Recorded data:
---
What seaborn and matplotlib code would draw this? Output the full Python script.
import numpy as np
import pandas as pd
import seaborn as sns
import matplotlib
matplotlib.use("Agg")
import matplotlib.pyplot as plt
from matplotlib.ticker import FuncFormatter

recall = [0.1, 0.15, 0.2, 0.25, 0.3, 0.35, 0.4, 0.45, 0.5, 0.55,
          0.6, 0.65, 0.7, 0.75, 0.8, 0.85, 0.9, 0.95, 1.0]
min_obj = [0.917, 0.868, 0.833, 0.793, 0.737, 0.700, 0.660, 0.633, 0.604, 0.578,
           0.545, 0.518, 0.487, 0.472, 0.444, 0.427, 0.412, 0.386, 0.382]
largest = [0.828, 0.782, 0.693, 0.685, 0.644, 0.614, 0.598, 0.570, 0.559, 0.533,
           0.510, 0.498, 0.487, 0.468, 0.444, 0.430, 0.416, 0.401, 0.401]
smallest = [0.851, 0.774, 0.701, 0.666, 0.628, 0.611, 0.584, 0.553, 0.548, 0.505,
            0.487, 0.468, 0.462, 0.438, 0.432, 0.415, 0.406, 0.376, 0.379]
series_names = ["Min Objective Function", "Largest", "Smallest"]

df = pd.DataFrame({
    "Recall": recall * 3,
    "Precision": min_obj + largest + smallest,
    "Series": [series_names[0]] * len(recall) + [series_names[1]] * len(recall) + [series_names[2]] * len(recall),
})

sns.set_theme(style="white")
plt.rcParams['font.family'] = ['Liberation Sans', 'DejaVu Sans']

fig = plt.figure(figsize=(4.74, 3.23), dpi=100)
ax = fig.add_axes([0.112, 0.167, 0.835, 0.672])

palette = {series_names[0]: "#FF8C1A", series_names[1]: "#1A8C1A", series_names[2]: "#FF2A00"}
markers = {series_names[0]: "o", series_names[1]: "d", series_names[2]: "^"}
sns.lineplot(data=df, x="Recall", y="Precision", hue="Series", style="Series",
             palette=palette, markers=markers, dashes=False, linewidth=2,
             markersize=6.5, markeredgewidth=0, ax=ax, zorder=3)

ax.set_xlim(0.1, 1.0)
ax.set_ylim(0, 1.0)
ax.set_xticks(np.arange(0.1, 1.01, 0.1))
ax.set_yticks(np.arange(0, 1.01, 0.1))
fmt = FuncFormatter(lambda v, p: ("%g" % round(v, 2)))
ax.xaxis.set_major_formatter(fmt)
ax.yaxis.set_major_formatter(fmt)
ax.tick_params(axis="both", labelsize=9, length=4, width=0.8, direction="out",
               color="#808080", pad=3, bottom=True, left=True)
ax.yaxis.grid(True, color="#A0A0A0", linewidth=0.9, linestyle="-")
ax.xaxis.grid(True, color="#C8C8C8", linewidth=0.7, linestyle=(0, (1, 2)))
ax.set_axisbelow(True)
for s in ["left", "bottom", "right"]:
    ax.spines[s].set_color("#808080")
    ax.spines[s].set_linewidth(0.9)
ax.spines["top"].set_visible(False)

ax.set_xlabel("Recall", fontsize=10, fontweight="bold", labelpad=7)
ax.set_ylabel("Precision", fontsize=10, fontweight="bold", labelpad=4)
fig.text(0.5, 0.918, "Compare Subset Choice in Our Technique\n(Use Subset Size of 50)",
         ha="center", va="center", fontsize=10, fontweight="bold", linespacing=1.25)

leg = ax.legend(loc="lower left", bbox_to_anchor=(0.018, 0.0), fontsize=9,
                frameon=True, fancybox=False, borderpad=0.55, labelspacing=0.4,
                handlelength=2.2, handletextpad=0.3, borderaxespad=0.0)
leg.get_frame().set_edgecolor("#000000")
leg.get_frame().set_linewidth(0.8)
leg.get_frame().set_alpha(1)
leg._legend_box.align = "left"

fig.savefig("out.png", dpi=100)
---
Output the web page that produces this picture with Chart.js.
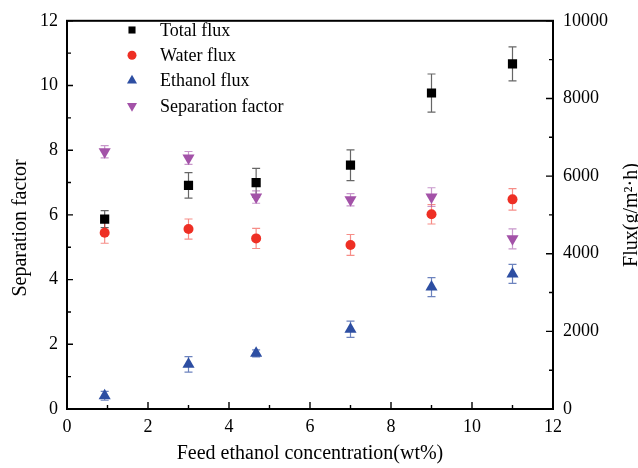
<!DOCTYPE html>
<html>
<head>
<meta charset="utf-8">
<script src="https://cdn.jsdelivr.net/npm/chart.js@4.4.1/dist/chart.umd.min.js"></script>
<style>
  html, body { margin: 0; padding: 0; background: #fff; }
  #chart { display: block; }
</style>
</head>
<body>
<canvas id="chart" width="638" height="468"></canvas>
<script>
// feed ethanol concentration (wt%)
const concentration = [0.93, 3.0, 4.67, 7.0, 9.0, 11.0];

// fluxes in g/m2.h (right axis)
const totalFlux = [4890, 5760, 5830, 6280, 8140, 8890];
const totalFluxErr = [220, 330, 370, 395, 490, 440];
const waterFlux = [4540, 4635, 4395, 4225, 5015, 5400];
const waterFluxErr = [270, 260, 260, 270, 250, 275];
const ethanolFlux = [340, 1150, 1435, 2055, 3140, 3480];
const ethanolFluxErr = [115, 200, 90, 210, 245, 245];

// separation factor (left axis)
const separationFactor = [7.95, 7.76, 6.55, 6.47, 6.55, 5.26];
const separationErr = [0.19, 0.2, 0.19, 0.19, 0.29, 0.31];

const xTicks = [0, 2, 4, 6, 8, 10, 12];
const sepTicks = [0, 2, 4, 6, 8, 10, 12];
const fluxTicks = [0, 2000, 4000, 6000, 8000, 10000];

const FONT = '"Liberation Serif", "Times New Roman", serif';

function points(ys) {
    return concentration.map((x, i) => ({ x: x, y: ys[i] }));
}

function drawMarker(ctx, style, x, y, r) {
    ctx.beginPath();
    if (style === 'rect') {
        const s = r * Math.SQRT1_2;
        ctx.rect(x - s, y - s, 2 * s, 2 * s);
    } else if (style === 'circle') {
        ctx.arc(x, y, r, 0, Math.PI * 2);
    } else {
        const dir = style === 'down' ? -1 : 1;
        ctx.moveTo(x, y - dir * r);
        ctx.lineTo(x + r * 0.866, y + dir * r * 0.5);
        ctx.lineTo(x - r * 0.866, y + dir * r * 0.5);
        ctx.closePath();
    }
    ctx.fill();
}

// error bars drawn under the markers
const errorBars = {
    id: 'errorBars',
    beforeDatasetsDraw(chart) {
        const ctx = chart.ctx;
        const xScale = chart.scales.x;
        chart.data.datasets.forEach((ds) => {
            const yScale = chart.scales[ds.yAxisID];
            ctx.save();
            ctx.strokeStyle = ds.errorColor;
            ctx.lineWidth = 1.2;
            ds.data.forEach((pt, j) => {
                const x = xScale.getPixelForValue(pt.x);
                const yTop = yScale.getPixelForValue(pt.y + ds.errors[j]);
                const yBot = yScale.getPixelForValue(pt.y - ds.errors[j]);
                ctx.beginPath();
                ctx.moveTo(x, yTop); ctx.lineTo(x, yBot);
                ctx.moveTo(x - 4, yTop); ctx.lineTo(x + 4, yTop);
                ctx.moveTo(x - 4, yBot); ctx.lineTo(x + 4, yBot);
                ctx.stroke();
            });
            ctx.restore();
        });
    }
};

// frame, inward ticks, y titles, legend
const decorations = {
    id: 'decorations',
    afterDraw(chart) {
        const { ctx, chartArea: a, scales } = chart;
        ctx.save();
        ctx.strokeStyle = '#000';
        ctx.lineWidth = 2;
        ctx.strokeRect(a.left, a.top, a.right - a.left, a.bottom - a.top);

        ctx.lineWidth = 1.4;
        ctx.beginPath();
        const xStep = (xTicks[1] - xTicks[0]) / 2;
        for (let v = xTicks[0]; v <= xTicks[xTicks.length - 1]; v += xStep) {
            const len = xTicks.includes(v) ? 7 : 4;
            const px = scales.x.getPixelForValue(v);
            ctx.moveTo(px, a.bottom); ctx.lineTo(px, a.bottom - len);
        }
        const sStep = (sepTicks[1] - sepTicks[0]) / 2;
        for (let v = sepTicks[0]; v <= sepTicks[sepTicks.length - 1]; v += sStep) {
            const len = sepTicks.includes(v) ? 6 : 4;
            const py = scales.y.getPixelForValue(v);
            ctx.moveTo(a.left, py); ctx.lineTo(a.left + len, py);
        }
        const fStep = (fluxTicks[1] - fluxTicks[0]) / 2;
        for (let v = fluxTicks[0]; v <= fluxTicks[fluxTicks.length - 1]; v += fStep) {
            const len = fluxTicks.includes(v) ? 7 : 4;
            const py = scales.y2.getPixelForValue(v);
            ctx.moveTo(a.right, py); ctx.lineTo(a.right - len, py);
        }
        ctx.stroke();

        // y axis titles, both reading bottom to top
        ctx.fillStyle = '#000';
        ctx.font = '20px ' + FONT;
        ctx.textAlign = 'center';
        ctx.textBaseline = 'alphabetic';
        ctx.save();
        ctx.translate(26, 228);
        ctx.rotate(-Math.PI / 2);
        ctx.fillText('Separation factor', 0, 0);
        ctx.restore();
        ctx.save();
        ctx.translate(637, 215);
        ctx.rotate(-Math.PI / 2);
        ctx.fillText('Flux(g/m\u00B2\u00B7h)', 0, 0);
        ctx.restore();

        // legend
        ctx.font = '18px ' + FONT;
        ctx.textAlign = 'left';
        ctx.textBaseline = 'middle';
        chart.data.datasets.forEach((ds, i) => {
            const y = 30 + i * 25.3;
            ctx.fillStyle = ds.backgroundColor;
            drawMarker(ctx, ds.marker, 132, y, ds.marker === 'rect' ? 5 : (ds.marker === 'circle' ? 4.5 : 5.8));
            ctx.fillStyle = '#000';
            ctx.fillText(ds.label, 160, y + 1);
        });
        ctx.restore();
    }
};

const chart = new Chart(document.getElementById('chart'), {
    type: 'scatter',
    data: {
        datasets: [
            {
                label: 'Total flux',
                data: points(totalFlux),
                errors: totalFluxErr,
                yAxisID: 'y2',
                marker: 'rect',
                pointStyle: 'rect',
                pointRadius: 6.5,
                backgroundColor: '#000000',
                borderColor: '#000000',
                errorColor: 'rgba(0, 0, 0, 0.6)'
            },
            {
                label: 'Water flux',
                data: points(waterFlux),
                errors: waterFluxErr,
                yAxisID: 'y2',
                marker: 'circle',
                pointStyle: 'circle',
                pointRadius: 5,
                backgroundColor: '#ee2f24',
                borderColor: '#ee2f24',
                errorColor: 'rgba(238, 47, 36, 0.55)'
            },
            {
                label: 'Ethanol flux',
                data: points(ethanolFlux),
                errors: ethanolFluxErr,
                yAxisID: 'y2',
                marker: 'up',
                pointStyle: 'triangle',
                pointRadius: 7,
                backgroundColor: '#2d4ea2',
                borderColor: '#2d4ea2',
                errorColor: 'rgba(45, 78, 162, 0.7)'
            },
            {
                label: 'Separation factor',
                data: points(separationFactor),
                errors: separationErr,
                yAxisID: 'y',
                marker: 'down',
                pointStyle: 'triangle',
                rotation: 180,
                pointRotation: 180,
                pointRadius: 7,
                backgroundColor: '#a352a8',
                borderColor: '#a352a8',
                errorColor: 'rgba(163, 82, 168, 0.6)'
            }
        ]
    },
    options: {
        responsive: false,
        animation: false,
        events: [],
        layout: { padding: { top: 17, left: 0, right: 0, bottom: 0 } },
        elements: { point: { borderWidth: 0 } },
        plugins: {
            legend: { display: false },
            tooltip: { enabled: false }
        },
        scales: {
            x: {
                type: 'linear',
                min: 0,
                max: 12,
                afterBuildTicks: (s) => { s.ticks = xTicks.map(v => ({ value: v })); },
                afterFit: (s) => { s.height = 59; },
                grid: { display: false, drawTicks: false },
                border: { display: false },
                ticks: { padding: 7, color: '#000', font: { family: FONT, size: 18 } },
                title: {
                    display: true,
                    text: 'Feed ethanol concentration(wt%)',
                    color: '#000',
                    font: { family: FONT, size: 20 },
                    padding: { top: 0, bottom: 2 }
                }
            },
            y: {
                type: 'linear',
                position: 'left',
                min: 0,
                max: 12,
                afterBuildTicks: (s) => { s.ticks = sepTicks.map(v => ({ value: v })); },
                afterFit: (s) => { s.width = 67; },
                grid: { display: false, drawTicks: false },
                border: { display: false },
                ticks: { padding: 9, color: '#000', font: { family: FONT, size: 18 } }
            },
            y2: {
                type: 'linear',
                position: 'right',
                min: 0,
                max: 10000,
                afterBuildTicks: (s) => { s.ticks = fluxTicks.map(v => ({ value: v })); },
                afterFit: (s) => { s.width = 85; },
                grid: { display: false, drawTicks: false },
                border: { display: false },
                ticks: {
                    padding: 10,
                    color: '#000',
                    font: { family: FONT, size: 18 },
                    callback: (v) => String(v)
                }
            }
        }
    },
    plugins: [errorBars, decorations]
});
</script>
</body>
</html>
---
Your objective: From the records above, copy out the line with "What seaborn and", the line with "from matplotlib.ticker import FuncFormatter", and every line between them, word for word.

Complete response:
What seaborn and matplotlib code would draw this? Output the full Python script.
import numpy as np
import pandas as pd
import seaborn as sns
import matplotlib
matplotlib.use("Agg")
import matplotlib.pyplot as plt
from matplotlib.ticker import FuncFormatter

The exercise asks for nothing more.